Task description: Pull out exactly the lines from the line containing "What TikZ code" to the line containing "(partb) at (50,60)", both lines included, with pictures removed from the copy.

Records supplied:
::::

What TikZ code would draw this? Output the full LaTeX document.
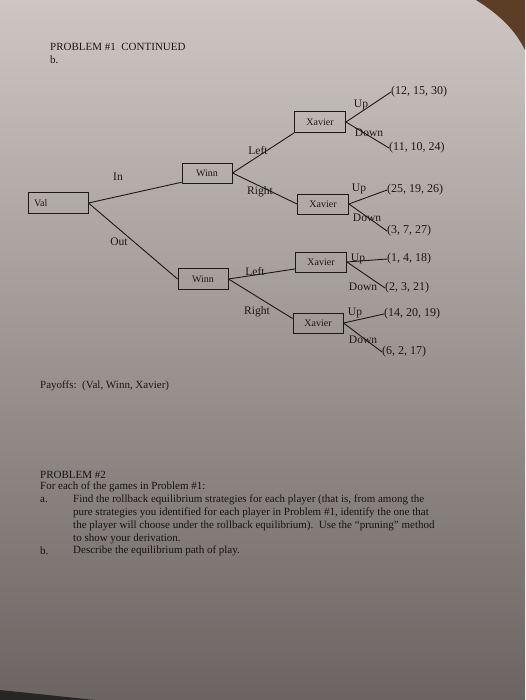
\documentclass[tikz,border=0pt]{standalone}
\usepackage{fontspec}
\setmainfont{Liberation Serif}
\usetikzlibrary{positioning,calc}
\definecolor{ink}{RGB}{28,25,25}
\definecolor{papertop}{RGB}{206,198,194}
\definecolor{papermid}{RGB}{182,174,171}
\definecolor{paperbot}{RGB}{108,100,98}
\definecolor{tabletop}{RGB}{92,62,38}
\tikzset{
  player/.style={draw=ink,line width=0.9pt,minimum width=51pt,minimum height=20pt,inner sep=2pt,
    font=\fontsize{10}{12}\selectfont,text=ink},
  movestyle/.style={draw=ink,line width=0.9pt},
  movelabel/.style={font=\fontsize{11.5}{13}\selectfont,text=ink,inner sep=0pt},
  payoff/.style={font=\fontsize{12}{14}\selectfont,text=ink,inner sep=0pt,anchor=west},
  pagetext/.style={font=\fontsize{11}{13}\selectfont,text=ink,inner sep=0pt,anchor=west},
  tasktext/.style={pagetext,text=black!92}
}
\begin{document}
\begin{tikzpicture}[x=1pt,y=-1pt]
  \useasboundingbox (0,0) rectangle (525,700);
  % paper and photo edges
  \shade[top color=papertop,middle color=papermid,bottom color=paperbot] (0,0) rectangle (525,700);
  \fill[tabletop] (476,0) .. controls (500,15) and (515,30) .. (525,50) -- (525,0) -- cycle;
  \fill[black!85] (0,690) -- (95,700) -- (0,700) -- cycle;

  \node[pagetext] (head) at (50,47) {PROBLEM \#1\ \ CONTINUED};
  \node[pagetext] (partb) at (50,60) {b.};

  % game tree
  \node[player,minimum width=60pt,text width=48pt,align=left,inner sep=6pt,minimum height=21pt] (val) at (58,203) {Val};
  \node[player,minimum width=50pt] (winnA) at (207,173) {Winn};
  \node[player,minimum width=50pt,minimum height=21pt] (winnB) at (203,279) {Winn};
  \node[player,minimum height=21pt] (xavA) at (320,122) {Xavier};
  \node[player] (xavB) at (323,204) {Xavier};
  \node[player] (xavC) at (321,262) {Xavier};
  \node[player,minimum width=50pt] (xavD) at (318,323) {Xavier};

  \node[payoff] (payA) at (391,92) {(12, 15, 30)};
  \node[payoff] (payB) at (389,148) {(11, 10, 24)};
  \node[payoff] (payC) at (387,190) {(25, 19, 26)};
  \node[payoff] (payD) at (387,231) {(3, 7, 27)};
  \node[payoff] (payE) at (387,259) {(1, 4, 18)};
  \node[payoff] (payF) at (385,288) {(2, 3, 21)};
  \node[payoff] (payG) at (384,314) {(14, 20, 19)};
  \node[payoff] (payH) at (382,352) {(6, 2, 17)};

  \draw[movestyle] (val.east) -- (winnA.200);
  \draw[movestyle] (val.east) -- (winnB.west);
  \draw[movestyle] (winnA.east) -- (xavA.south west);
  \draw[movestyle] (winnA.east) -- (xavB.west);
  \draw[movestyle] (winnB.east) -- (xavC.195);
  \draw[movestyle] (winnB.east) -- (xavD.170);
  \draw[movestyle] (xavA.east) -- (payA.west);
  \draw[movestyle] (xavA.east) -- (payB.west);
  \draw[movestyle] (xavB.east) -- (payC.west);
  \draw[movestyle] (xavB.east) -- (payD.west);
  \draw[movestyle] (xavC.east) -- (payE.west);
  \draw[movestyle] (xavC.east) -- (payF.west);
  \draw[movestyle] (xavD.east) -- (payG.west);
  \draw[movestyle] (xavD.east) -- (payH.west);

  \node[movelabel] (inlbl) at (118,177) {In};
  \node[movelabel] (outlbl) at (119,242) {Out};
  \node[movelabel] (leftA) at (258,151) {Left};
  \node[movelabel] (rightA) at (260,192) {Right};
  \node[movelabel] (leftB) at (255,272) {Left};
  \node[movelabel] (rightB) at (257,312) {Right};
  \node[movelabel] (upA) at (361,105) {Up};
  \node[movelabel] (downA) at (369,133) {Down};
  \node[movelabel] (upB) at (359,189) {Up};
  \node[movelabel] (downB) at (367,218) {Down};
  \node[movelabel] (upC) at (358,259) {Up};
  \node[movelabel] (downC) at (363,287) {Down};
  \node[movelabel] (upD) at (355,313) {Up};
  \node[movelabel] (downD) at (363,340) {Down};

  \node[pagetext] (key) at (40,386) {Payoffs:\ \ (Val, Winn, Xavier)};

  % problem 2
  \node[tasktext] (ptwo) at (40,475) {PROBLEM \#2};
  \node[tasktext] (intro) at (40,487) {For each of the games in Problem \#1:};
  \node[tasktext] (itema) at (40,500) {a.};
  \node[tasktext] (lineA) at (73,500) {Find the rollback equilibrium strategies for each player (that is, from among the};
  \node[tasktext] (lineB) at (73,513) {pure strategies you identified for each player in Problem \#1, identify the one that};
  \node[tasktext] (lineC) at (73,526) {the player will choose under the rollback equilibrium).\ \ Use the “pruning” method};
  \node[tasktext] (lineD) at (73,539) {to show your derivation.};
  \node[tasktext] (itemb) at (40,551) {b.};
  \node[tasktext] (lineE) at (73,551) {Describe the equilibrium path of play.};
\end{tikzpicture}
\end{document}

::::

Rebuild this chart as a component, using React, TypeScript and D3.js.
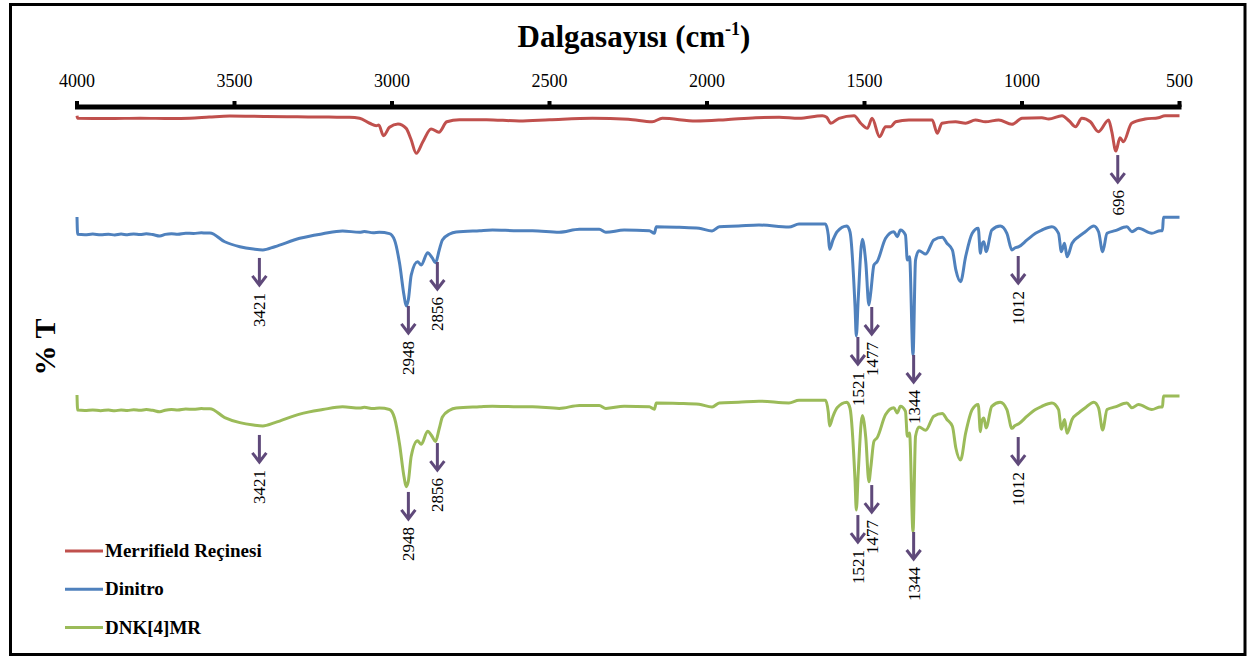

::::

In response:
What TikZ code would draw this? Output the full LaTeX document.
\documentclass[tikz,border=0pt]{standalone}
\usepackage{fontspec}
\setmainfont{Liberation Serif}
\usetikzlibrary{positioning,calc}
\definecolor{ink}{RGB}{28,25,25}
\definecolor{papertop}{RGB}{206,198,194}
\definecolor{papermid}{RGB}{182,174,171}
\definecolor{paperbot}{RGB}{108,100,98}
\definecolor{tabletop}{RGB}{92,62,38}
\tikzset{
  player/.style={draw=ink,line width=0.9pt,minimum width=51pt,minimum height=20pt,inner sep=2pt,
    font=\fontsize{10}{12}\selectfont,text=ink},
  movestyle/.style={draw=ink,line width=0.9pt},
  movelabel/.style={font=\fontsize{11.5}{13}\selectfont,text=ink,inner sep=0pt},
  payoff/.style={font=\fontsize{12}{14}\selectfont,text=ink,inner sep=0pt,anchor=west},
  pagetext/.style={font=\fontsize{11}{13}\selectfont,text=ink,inner sep=0pt,anchor=west},
  tasktext/.style={pagetext,text=black!92}
}
\begin{document}
\begin{tikzpicture}[x=1pt,y=-1pt]
  \useasboundingbox (0,0) rectangle (525,700);
  % paper and photo edges
  \shade[top color=papertop,middle color=papermid,bottom color=paperbot] (0,0) rectangle (525,700);
  \fill[tabletop] (476,0) .. controls (500,15) and (515,30) .. (525,50) -- (525,0) -- cycle;
  \fill[black!85] (0,690) -- (95,700) -- (0,700) -- cycle;

  \node[pagetext] (head) at (50,47) {PROBLEM \#1\ \ CONTINUED};
  \node[pagetext] (partb) at (50,60) {b.};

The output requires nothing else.